- [Prompt] Scan the lines below for the word "with". Copy each line you find it in.

- [Dataset excerpts]

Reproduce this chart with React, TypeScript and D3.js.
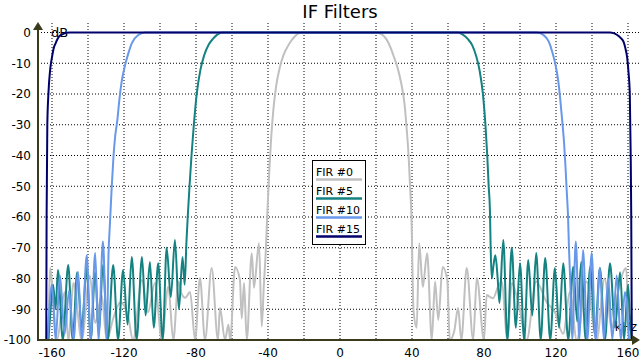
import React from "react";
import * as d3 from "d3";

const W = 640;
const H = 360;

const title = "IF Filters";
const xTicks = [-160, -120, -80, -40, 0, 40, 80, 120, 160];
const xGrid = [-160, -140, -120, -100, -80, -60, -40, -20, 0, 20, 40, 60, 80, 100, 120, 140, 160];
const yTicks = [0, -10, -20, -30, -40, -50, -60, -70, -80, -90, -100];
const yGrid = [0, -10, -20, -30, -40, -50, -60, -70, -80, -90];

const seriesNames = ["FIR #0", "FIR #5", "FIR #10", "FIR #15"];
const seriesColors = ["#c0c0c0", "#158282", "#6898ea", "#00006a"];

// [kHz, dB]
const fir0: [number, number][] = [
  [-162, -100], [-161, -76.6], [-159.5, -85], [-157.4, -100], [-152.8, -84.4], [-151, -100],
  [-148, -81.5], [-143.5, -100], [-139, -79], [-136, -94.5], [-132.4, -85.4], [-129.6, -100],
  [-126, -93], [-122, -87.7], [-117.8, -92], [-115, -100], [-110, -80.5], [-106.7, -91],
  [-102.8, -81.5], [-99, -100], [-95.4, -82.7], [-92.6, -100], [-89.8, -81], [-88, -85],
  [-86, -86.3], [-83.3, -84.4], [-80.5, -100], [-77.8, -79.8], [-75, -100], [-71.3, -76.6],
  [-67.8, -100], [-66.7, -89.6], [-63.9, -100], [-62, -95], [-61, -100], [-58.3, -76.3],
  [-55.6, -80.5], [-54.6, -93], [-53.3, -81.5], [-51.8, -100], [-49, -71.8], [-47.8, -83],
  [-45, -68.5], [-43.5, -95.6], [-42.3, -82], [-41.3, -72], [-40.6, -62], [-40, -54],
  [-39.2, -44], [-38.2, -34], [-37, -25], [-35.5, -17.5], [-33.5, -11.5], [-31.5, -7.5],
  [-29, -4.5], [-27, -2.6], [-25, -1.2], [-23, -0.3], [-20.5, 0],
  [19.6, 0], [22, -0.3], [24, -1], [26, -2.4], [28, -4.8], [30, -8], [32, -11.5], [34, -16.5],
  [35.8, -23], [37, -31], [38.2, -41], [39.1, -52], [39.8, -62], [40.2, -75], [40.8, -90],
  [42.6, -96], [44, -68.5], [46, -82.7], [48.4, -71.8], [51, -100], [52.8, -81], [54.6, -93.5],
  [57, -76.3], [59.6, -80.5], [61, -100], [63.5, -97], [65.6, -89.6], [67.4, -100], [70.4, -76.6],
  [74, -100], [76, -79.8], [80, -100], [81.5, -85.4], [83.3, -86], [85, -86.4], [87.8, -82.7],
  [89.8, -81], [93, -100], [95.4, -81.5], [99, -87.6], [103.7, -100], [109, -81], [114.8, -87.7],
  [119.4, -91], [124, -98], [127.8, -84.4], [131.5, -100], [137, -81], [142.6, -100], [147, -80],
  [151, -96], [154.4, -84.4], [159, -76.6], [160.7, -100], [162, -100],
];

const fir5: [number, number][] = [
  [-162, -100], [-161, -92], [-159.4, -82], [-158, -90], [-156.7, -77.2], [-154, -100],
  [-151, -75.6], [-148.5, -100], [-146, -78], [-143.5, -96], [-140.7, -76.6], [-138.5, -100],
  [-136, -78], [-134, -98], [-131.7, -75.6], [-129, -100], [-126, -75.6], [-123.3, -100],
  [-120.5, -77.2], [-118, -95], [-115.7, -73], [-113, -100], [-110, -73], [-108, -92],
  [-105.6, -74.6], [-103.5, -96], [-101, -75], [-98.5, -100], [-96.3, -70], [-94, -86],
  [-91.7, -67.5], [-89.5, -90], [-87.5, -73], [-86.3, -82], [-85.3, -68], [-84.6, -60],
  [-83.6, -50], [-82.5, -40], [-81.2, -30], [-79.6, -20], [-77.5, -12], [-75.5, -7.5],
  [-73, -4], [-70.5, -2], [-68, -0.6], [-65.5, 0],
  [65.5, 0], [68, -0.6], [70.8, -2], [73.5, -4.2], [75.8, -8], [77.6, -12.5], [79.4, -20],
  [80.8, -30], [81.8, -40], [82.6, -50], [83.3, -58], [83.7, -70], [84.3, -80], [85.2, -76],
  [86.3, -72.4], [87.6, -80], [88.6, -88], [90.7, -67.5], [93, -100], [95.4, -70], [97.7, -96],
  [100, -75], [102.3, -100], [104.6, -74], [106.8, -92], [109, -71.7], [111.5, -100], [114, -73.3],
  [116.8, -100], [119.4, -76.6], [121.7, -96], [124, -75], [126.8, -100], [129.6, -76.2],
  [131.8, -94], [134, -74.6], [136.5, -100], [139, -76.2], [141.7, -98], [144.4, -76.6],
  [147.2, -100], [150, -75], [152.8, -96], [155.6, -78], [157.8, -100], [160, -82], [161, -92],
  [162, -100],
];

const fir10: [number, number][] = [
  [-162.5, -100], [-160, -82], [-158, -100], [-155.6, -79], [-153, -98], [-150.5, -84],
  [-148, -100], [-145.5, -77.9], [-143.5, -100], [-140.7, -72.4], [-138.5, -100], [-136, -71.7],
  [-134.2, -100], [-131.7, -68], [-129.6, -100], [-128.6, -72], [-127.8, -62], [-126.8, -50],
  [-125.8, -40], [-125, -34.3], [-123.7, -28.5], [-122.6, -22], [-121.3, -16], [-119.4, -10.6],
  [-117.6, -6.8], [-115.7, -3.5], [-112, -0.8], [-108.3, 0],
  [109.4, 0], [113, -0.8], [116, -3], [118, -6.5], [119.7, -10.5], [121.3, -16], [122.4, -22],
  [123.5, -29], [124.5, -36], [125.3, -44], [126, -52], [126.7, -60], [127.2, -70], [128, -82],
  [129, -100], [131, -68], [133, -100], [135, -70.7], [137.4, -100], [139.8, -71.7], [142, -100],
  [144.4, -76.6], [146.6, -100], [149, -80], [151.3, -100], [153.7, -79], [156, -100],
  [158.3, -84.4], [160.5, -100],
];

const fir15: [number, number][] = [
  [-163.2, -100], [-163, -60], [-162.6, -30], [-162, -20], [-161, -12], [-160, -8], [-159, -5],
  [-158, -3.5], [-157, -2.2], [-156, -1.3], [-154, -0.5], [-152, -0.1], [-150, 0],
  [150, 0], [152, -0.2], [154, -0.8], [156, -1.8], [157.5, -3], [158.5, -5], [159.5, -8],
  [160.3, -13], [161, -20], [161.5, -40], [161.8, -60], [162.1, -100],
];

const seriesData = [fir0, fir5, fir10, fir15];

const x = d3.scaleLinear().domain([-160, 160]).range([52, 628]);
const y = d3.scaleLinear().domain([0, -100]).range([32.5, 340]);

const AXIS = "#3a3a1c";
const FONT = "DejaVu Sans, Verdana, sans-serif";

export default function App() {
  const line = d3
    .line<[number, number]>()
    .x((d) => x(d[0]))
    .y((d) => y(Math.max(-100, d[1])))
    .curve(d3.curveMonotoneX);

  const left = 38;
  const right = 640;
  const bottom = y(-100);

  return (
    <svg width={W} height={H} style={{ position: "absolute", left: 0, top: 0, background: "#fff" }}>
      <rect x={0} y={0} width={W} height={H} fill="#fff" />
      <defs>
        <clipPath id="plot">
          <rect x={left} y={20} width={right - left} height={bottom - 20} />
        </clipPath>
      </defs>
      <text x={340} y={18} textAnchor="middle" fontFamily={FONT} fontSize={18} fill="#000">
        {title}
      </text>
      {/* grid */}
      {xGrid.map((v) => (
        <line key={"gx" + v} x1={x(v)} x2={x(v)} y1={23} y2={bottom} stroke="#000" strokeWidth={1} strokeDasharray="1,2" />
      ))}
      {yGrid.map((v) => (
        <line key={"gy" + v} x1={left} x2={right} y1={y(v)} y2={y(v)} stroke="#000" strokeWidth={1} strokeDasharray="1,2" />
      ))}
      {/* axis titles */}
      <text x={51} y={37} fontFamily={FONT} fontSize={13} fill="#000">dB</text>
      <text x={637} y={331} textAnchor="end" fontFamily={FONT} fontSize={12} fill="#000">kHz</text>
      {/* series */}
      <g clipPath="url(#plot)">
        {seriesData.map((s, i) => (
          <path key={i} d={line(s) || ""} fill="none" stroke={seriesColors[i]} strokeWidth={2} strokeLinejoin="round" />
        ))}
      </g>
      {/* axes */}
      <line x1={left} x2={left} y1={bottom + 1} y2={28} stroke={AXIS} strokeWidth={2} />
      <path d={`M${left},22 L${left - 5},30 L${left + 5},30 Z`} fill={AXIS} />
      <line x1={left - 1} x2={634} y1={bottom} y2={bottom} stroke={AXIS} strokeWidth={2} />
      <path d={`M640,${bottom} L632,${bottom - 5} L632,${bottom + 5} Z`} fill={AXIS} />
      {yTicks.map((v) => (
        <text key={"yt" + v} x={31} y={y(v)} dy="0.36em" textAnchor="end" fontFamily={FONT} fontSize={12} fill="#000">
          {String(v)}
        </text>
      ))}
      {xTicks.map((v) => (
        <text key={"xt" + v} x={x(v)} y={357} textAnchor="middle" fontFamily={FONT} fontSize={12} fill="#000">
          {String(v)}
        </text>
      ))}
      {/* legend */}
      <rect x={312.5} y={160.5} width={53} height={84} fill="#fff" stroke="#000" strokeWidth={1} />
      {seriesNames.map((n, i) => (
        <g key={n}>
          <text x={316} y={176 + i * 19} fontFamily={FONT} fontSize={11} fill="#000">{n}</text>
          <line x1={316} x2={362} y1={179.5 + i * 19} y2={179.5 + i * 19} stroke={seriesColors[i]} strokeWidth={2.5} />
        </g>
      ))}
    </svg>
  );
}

---

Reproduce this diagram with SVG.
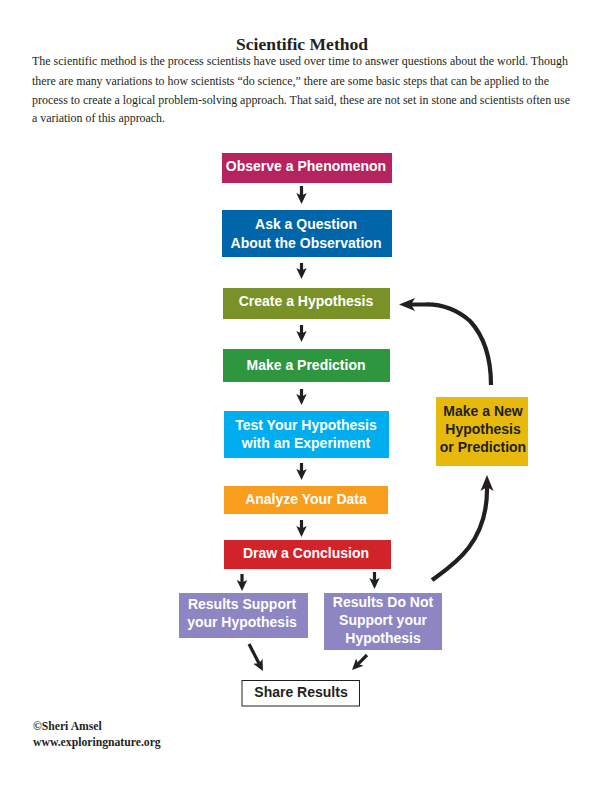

- [Exercise response]
Reproduce this chart with React, TypeScript and D3.js.
Reproduce this diagram with SVG.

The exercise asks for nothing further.